[start DATASET EXTRACT]

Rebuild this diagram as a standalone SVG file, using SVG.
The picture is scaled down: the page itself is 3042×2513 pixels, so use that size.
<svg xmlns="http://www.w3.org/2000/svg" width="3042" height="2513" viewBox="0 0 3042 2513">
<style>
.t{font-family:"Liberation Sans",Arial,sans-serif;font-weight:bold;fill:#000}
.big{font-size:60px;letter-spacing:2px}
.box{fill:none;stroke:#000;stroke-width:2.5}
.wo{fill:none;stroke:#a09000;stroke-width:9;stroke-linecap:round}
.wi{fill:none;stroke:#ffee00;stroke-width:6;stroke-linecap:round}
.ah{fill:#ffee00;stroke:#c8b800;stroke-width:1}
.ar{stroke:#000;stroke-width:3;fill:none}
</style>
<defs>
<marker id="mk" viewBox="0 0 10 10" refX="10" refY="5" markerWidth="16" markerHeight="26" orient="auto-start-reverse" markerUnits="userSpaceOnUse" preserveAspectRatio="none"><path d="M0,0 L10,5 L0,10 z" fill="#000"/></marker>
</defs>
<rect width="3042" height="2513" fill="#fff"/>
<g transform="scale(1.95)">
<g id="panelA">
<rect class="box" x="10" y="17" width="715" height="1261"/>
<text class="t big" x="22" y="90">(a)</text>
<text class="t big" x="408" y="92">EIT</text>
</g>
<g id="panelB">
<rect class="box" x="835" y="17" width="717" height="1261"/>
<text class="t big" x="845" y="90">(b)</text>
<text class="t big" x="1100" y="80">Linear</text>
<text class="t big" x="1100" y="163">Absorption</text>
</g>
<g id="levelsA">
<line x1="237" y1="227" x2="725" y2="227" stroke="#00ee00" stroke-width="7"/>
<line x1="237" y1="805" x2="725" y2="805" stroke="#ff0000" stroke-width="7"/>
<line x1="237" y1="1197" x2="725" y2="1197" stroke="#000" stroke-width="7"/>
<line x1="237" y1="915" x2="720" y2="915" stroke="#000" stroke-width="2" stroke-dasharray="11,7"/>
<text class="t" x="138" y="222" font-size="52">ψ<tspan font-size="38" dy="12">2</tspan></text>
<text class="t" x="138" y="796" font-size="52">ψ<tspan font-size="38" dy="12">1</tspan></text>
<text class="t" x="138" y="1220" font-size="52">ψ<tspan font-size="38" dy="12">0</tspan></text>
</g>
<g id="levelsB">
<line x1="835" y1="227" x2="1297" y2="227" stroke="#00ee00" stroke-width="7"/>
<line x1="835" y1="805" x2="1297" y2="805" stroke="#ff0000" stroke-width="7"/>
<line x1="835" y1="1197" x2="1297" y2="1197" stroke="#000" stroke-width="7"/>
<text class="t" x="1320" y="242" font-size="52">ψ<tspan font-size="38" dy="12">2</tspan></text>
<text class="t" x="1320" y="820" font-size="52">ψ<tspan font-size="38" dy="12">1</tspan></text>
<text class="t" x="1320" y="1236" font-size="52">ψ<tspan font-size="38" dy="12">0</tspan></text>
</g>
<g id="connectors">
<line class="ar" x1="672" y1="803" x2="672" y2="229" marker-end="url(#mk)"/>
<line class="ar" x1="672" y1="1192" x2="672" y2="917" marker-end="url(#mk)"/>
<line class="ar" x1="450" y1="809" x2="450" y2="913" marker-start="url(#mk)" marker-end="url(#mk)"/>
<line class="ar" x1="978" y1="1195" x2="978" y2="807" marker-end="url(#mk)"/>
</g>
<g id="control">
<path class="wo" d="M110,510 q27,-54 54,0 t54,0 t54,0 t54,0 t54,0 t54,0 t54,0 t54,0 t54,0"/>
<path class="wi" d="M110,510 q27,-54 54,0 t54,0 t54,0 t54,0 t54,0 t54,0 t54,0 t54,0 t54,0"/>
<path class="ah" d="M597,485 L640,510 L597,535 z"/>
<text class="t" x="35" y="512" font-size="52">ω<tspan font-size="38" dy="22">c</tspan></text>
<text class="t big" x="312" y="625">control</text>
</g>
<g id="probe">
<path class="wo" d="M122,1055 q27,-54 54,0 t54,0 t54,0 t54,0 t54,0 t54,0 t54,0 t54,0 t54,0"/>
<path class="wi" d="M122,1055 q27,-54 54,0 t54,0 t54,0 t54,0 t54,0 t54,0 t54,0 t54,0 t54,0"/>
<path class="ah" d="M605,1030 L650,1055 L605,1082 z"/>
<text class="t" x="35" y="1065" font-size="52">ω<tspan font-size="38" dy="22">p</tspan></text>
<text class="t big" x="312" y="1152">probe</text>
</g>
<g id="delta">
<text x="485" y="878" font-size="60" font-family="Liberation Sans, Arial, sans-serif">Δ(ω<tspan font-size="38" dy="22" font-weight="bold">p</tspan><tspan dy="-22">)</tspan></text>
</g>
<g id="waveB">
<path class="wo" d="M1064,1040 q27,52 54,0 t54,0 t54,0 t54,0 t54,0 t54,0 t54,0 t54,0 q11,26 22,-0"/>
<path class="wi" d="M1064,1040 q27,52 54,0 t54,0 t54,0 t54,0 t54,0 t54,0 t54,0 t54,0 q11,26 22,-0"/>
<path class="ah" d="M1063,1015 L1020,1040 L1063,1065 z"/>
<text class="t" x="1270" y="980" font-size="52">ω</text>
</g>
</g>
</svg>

[end DATASET EXTRACT]
[start DATASET EXTRACT]

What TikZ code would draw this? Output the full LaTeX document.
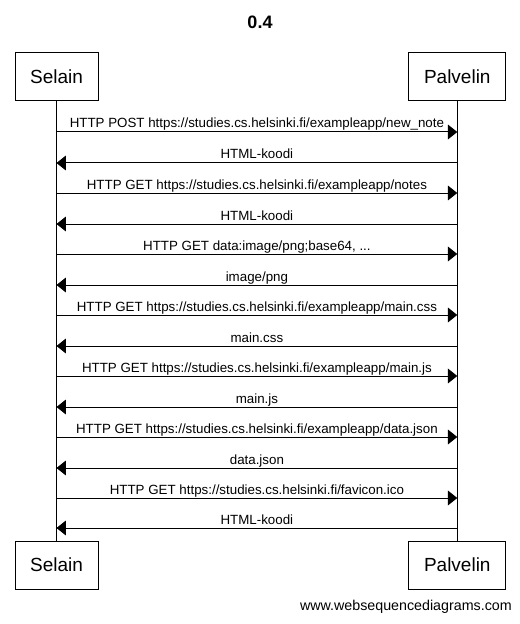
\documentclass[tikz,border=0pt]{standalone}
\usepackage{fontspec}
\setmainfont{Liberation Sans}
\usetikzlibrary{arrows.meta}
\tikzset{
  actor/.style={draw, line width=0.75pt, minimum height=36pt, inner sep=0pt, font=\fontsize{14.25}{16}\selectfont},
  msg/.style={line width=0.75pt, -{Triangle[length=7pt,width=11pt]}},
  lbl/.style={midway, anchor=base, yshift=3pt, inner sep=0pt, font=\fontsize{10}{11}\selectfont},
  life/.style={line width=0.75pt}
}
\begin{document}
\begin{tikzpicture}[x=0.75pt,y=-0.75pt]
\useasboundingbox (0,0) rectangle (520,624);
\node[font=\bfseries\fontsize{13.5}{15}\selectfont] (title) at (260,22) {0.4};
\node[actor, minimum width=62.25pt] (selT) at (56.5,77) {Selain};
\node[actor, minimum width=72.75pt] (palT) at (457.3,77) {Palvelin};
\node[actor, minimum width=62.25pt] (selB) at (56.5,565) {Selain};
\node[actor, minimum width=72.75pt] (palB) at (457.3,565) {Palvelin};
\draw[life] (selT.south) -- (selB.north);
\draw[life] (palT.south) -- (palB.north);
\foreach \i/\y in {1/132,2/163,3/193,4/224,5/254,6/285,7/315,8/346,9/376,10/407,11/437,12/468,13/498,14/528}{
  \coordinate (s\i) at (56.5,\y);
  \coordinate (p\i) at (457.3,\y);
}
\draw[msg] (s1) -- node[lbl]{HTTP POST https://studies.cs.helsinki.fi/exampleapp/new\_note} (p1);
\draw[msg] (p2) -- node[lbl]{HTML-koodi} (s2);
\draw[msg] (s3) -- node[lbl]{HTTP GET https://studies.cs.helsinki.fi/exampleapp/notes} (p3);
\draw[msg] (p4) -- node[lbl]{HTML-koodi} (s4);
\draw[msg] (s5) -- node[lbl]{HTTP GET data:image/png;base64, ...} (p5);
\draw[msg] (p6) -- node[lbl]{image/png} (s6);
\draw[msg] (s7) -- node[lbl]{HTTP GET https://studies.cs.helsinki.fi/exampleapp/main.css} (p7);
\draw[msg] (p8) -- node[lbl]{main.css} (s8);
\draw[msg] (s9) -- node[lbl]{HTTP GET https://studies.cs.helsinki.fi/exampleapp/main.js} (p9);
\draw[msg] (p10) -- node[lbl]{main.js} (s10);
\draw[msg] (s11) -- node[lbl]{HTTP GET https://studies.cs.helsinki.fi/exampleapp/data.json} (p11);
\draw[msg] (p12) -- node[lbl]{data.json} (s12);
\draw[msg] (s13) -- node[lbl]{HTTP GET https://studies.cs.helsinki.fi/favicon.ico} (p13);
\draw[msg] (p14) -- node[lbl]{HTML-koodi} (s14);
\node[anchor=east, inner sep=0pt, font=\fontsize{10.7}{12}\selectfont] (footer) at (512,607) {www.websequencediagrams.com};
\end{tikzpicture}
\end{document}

[end DATASET EXTRACT]

Among the entries above, identify all lines with "this" and copy them.

Rebuild this diagram as a standalone SVG file, using SVG.
What TikZ code would draw this? Output the full LaTeX document.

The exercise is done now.